>> begin Exercise material

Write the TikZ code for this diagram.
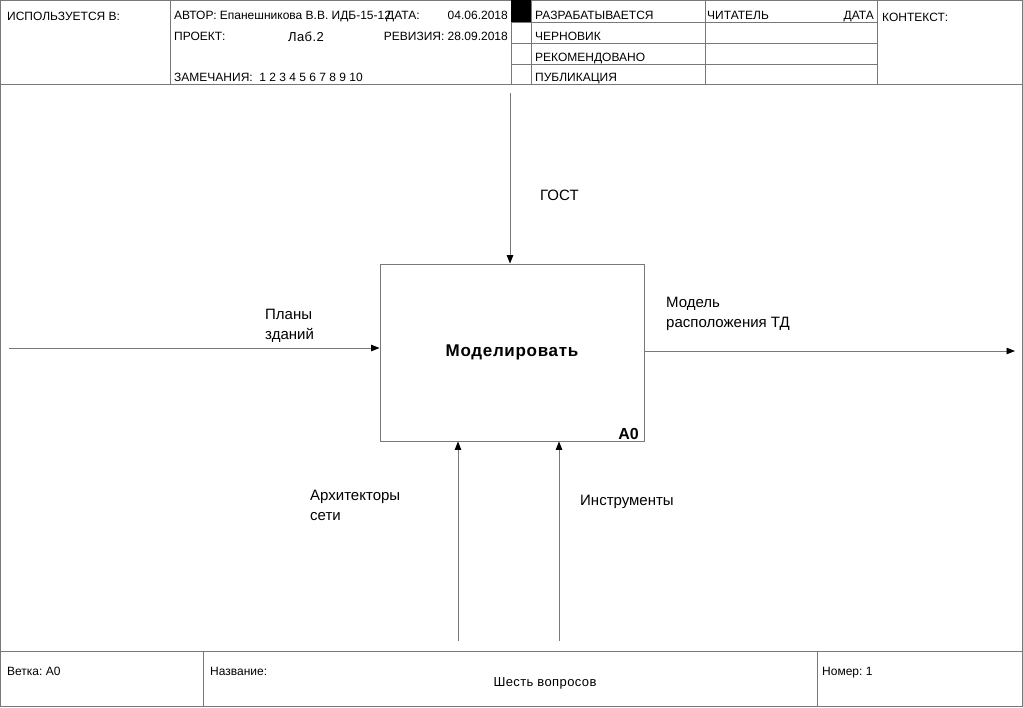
\documentclass[tikz,border=0pt]{standalone}
\usepackage{fontspec}
\setmainfont{Liberation Sans}
\usepackage{tikz}
\usetikzlibrary{arrows.meta,positioning,calc}
\definecolor{framegray}{RGB}{120,120,120}
\definecolor{textblack}{RGB}{0,0,0}
\tikzset{
  frame/.style={draw=framegray, line width=0.9pt},
  hdrtext/.style={anchor=base west, inner sep=0, font=\fontsize{12}{14}\selectfont, text=textblack},
  foottext/.style={anchor=base west, inner sep=0, font=\fontsize{12}{14}\selectfont, text=textblack},
  lbl/.style={anchor=north west, inner sep=0, align=left, font=\fontsize{15}{20}\selectfont, text=textblack},
  funcbox/.style={draw=framegray, line width=0.9pt, minimum width=264pt, minimum height=177pt,
    inner sep=0, font=\fontsize{17}{20}\selectfont\bfseries\addfontfeatures{LetterSpace=4}},
  flow/.style={draw=framegray, line width=0.9pt, -{Triangle[length=8.5pt, width=6.5pt, color=black]}}
}
\begin{document}
\begin{tikzpicture}[x=1pt, y=-1pt]
\useasboundingbox (0,0) rectangle (1023,707);
% frame and title block
\draw[frame] (0.5,0.5) rectangle (1022.5,706.5);
\draw[frame] (0,84) -- (1023,84);
\draw[frame] (170,0) -- (170,84);
\draw[frame] (511,0) -- (511,84);
\draw[frame] (531,0) -- (531,84);
\draw[frame] (705,0) -- (705,84);
\draw[frame] (877,0) -- (877,84);
\foreach \yrow in {22,43,64}
  \draw[frame] (511,\yrow) -- (877,\yrow);
\fill[black] (511,0) rectangle (531,22);
\draw[frame] (0,651) -- (1023,651);
\draw[frame] (203,651) -- (203,707);
\draw[frame] (817,651) -- (817,707);

\node[hdrtext] (usedat) at (7,20) {ИСПОЛЬЗУЕТСЯ В:};
\node[hdrtext] (author) at (174,19) {АВТОР: Епанешникова В.В. ИДБ-15-12};
\node[hdrtext] (datelbl) at (386,19) {ДАТА:};
\node[hdrtext, anchor=base east] (dateval) at (508,19) {04.06.2018};
\node[hdrtext] (project) at (174,40) {ПРОЕКТ:};
\node[hdrtext, font=\fontsize{13}{15}\selectfont\addfontfeatures{LetterSpace=3}] (projval) at (288,41) {Лаб.2};
\node[hdrtext, anchor=base east] (revision) at (508,40) {РЕВИЗИЯ: 28.09.2018};
\node[hdrtext] (notes) at (174,81) {ЗАМЕЧАНИЯ:\ \ 1 2 3 4 5 6 7 8 9 10};
\node[hdrtext] (working) at (535,19) {РАЗРАБАТЫВАЕТСЯ};
\node[hdrtext] (draft) at (535,40) {ЧЕРНОВИК};
\node[hdrtext] (recomm) at (535,61) {РЕКОМЕНДОВАНО};
\node[hdrtext] (publ) at (535,81) {ПУБЛИКАЦИЯ};
\node[hdrtext] (reader) at (707,19) {ЧИТАТЕЛЬ};
\node[hdrtext, anchor=base east] (rdate) at (874,19) {ДАТА};
\node[hdrtext] (context) at (882,21) {КОНТЕКСТ:};

\node[foottext] (node) at (7,675) {Ветка:\ А0};
\node[foottext] (title) at (210,675) {Название:};
\node[foottext, anchor=base, font=\fontsize{13}{15}\selectfont\addfontfeatures{LetterSpace=3}] (titleval) at (545,686) {Шесть вопросов};
\node[foottext] (number) at (822,675) {Номер:\ 1};

% function block
\node[funcbox] (a0) at (512,352.5) {Моделировать};
\node[anchor=base east, inner sep=0, font=\fontsize{16}{18}\selectfont\bfseries] (a0num) at (639,439) {A0};

\coordinate (gostsrc) at (510,93);
\coordinate (plansrc) at (9,348);
\coordinate (outsink) at (1015,351);
\coordinate (archsrc) at (458,641);
\coordinate (toolsrc) at (559,641);

\draw[flow] (gostsrc) -- (gostsrc |- a0.north);
\draw[flow] (plansrc) -- (plansrc -| a0.west);
\draw[flow] (a0.east |- outsink) -- (outsink);
\draw[flow] (archsrc) -- (archsrc |- a0.south);
\draw[flow] (toolsrc) -- (toolsrc |- a0.south);

\node[lbl, anchor=base west] (gost) at (540,200) {ГОСТ};
\node[lbl] (plans) at (265,309) {Планы\\зданий};
\node[lbl] (model) at (666,297) {Модель\\расположения ТД};
\node[lbl] (arch) at (310,490) {Архитекторы\\сети};
\node[lbl, anchor=base west] (tools) at (580,505) {Инструменты};
\end{tikzpicture}
\end{document}
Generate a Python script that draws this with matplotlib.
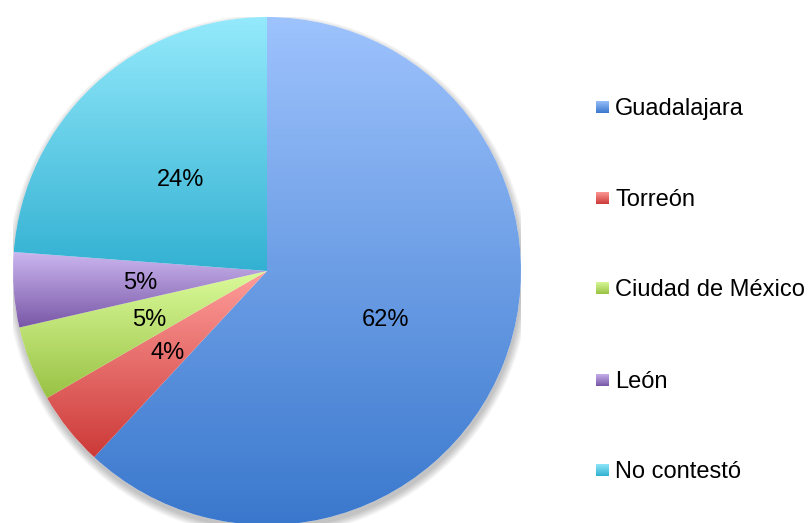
import numpy as np
import matplotlib
matplotlib.use("Agg")
import matplotlib.pyplot as plt
from matplotlib.patches import Circle
from matplotlib.colors import to_rgb

categories = ["Guadalajara", "Torreón", "Ciudad de México", "León", "No contestó"]
counts = [13, 1, 1, 1, 5]
pct_labels = ["62%", "4%", "5%", "5%", "24%"]

top_colors = ["#9EC3FD", "#FF9E9B", "#DBFB9B", "#CBB6EF", "#95EAFC"]
bot_colors = ["#3A78CD", "#CC3A38", "#99C244", "#7856A6", "#33B1D2"]

plt.rcParams['font.family'] = ['Liberation Sans', 'DejaVu Sans']

W, H = 808, 523
fig = plt.figure(figsize=(W / 100, H / 100), dpi=100)
R = 254
cx, cy = 267, 271
ax = fig.add_axes([(cx - R) / W, (H - cy - R) / H, 2 * R / W, 2 * R / H])
ax.set_aspect('equal')
ax.axis('off')


def grad_img(c_top, c_bot, n=256):
    t = np.linspace(0, 1, n)[:, None]
    a = np.array(to_rgb(c_bot))
    b = np.array(to_rgb(c_top))
    img = a[None, :] * (1 - t) + b[None, :] * t
    return img[:, None, :]


# soft shadow
for k in range(8):
    sh = Circle((0.004, -0.018), 1.0 + 0.004 * k, facecolor='black',
                edgecolor='none', alpha=0.03, zorder=0)
    ax.add_patch(sh)
ax.add_patch(Circle((0, 0), 1.0, facecolor='white', edgecolor='none', zorder=0.5))

lab_iter = iter(pct_labels)
wedges, _, autotexts = ax.pie(counts, startangle=90, counterclock=False, radius=1.0,
                              center=(0, 0), wedgeprops=dict(linewidth=0),
                              autopct=lambda p: next(lab_iter), pctdistance=0.5,
                              textprops=dict(fontsize=17, color='black'))
for t in autotexts:
    t.set_zorder(3)
    t.set_va('center_baseline')

for w, ct, cb in zip(wedges, top_colors, bot_colors):
    w.set_facecolor('none')
    bb = w.get_path().get_extents()
    im = ax.imshow(grad_img(ct, cb), extent=[bb.x0, bb.x1, bb.y0, bb.y1],
                   origin='lower', aspect='auto', interpolation='bilinear', zorder=1)
    im.set_clip_path(w)
ax.set_xlim(-1, 1)
ax.set_ylim(-1, 1)

# legend
rows = [107, 198, 288, 380, 470]
for name, ct, cb, ry in zip(categories, top_colors, bot_colors, rows):
    sx0, sx1 = 596 / W, 609 / W
    sy0, sy1 = (H - ry - 6.5) / H, (H - ry + 6.5) / H
    lax = fig.add_axes([sx0, sy0, sx1 - sx0, sy1 - sy0])
    lax.imshow(grad_img(ct, cb), extent=[0, 1, 0, 1], origin='lower', aspect='auto')
    lax.axis('off')
    fig.text(615 / W, (H - ry - 8) / H, name, ha='left', va='baseline',
             fontsize=17, color='black')

fig.savefig("out.png", dpi=100)
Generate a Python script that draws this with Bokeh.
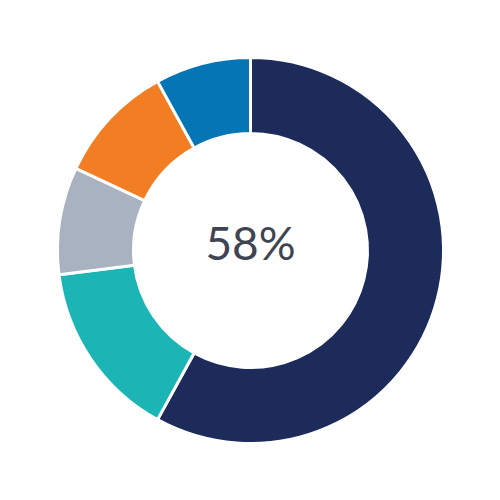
from math import pi

from bokeh.core.properties import value
from bokeh.embed import file_html
from bokeh.models import ColumnDataSource
from bokeh.plotting import figure
from bokeh.resources import INLINE

# donut shares, clockwise from 12 o'clock
categories = ["A", "B", "C", "D", "E"]
shares = [58, 15, 9, 10, 8]
colours = ["#1c2b5a", "#1bb5b6", "#a8b2c1", "#f27d22", "#0675b5"]
center_label = "58%"

total = sum(shares)
starts, ends = [], []
acc = 0
for s in shares:
    starts.append(pi / 2 - acc / total * 2 * pi)
    acc += s
    ends.append(pi / 2 - acc / total * 2 * pi)

source = ColumnDataSource(dict(cat=categories, share=shares, color=colours,
                               start=starts, end=ends))

# ranges in pixel units so the donut sits at the middle of the window
p = figure(width=484, height=484, x_range=(-250, 234), y_range=(-234, 250),
           output_backend="svg", toolbar_location=None, min_border=0)
p.axis.visible = False
p.grid.visible = False
p.outline_line_color = None

p.annular_wedge(x=0, y=0, inner_radius=117, outer_radius=193,
                start_angle="start", end_angle="end", direction="clock",
                fill_color="color", line_color="white", line_width=3,
                source=source)

p.text(x=[0], y=[8], text=[center_label], text_align="center",
       text_baseline="alphabetic", text_font=value("Lato"),
       text_font_size="46px", text_color="#3e4452")

open("out.html", "w").write(file_html(p, INLINE))
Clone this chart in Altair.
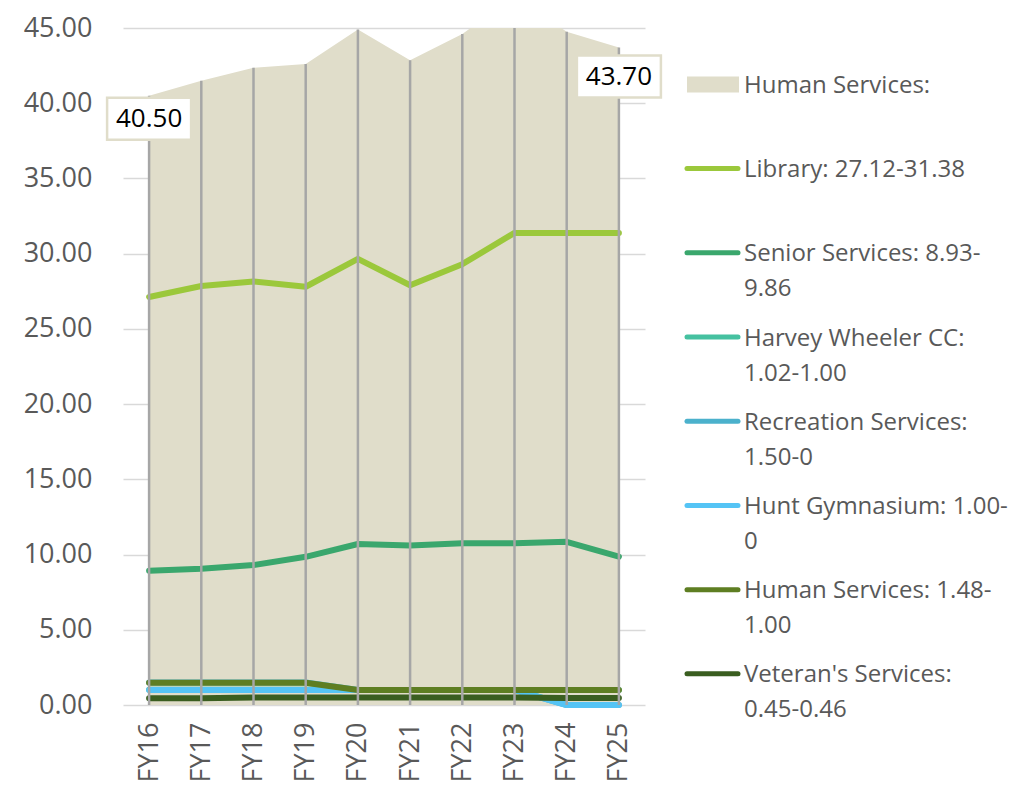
import altair as alt
import pandas as pd

years = ["FY16", "FY17", "FY18", "FY19", "FY20", "FY21", "FY22", "FY23", "FY24", "FY25"]
total = [40.50, 41.50, 42.35, 42.60, 44.90, 42.85, 44.60, 47.10, 44.75, 43.70]
library = [27.12, 27.85, 28.15, 27.80, 29.65, 27.90, 29.30, 31.38, 31.38, 31.38]
senior = [8.93, 9.05, 9.30, 9.85, 10.70, 10.60, 10.75, 10.75, 10.85, 9.86]
harvey = [1.02, 1.02, 1.02, 1.02, 1.00, 1.00, 1.00, 1.00, 1.00, 1.00]
recreation = [1.50, 1.50, 1.50, 1.50, 1.00, 1.00, 1.00, 1.00, 0.00, 0.00]
hunt = [1.00, 1.00, 1.00, 1.00, 1.00, 1.00, 1.00, 1.00, 0.00, 0.00]
human = [1.48, 1.48, 1.48, 1.48, 1.00, 1.00, 1.00, 1.00, 1.00, 1.00]
veterans = [0.45, 0.45, 0.50, 0.50, 0.50, 0.50, 0.50, 0.50, 0.46, 0.46]

series_names = ["Library", "Senior Services", "Harvey Wheeler CC", "Recreation Services",
                "Hunt Gymnasium", "Human Services", "Veteran's Services"]
series_values = [library, senior, harvey, recreation, hunt, human, veterans]
series_colors = ["#9BC83B", "#3AA76D", "#45C1A0", "#4BB1CC", "#55C4F5", "#5E7E22", "#3A5E20"]

area_color = "#E0DDCA"
legend_labels = [
    "Human Services:",
    "Library: 27.12-31.38",
    "Senior Services: 8.93-\n9.86",
    "Harvey Wheeler CC:\n1.02-1.00",
    "Recreation Services:\n1.50-0",
    "Hunt Gymnasium: 1.00-\n0",
    "Human Services: 1.48-\n1.00",
    "Veteran's Services:\n0.45-0.46",
]
label_years = ["FY16", "FY25"]
label_offsets = [23, 29]

FONT = "Open Sans"
GREY = "#595959"

df_total = pd.DataFrame({"year": years, "value": total})

x_enc = alt.X(
    "year:N", sort=years,
    scale=alt.Scale(type="point", padding=0.5),
    axis=alt.Axis(title=None, labelAngle=-90, domain=False, ticks=False, grid=False,
                  labelPadding=17, labelFontSize=27, labelColor=GREY, labelFont=FONT),
)
y_scale = alt.Scale(domain=[0, 45], nice=False)
y_enc = alt.Y(
    "value:Q", scale=y_scale,
    axis=alt.Axis(title=None, values=list(range(0, 50, 5)), format=".2f", domain=False,
                  ticks=False, labelPadding=31, labelFontSize=27, labelColor=GREY,
                  labelFont=FONT, grid=True, gridColor="#D9D9D9", gridWidth=1.5),
)

area = alt.Chart(df_total).mark_area(color=area_color, clip=True).encode(x=x_enc, y=y_enc)

lines = []
for name, vals, col in zip(series_names, series_values, series_colors):
    d = pd.DataFrame({"year": years, "value": vals, "series": name})
    lines.append(
        alt.Chart(d).mark_line(color=col, strokeWidth=6, strokeCap="round", strokeJoin="round")
        .encode(x=x_enc, y=y_enc)
    )

rules = alt.Chart(df_total).mark_rule(color="#A6A6A6", strokeWidth=2.5, clip=True).encode(
    x=x_enc, y=y_enc, y2=alt.datum(0)
)

labels = []
for yr, off in zip(label_years, label_offsets):
    d = df_total[df_total["year"] == yr]
    box = alt.Chart(d).mark_point(
        shape="M -1 -0.5 L 1 -0.5 L 1 0.5 L -1 0.5 Z", size=7056, filled=True,
        fill="white", stroke=area_color, strokeWidth=2.5, opacity=1, yOffset=off,
    ).encode(x=x_enc, y=y_enc)
    txt = alt.Chart(d).mark_text(
        font=FONT, fontSize=26, color="black", align="center", baseline="middle", yOffset=off,
    ).encode(x=x_enc, y=y_enc, text=alt.Text("value:Q", format=".2f"))
    labels += [box, txt]

main = alt.layer(area, *lines, rules, *labels)

leg = pd.DataFrame({
    "idx": list(range(len(legend_labels))),
    "label": legend_labels,
    "color": [area_color] + series_colors,
    "kind": ["area"] + ["line"] * len(series_colors),
})
leg_scale = alt.Scale(domain=[-0.67, 7.37], reverse=True, nice=False, zero=False)
leg_y = alt.Y("idx:Q", scale=leg_scale, axis=None)

swatch = alt.Chart(leg[leg["kind"] == "area"]).mark_rule(strokeWidth=16, strokeCap="butt").encode(
    x=alt.value(564), x2=alt.value(616), y=leg_y, color=alt.Color("color:N", scale=None)
)
leglines = alt.Chart(leg[leg["kind"] == "line"]).mark_rule(strokeWidth=5, strokeCap="round").encode(
    x=alt.value(564), x2=alt.value(615), y=leg_y, color=alt.Color("color:N", scale=None)
)
legtext = alt.Chart(leg).mark_text(
    align="left", baseline="alphabetic", dy=8.5, lineBreak="\n", lineHeight=35,
    fontSize=24, font=FONT, color=GREY,
).encode(x=alt.value(621), y=leg_y, text="label:N")

legend = alt.layer(swatch, leglines, legtext)

chart = (
    alt.layer(main, legend)
    .resolve_scale(y="independent")
    .properties(width=522, height=677, padding={"left": 15, "top": 6, "right": 5, "bottom": 0},
                background="white")
    .configure_view(stroke=None)
)

chart.save("out.html", embed_options={"renderer": "svg", "actions": False})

>> end Exercise material

Aim -
Above this task is a listing with pictures in it. Retype only the lines from the one containing "Generate a Python script that draws this with Bokeh." through the one containing "from bokeh.resources import INLINE", both included, and not the pictures.

Response to the task -
Generate a Python script that draws this with Bokeh.
from math import pi

from bokeh.core.properties import value
from bokeh.embed import file_html
from bokeh.models import ColumnDataSource
from bokeh.plotting import figure
from bokeh.resources import INLINE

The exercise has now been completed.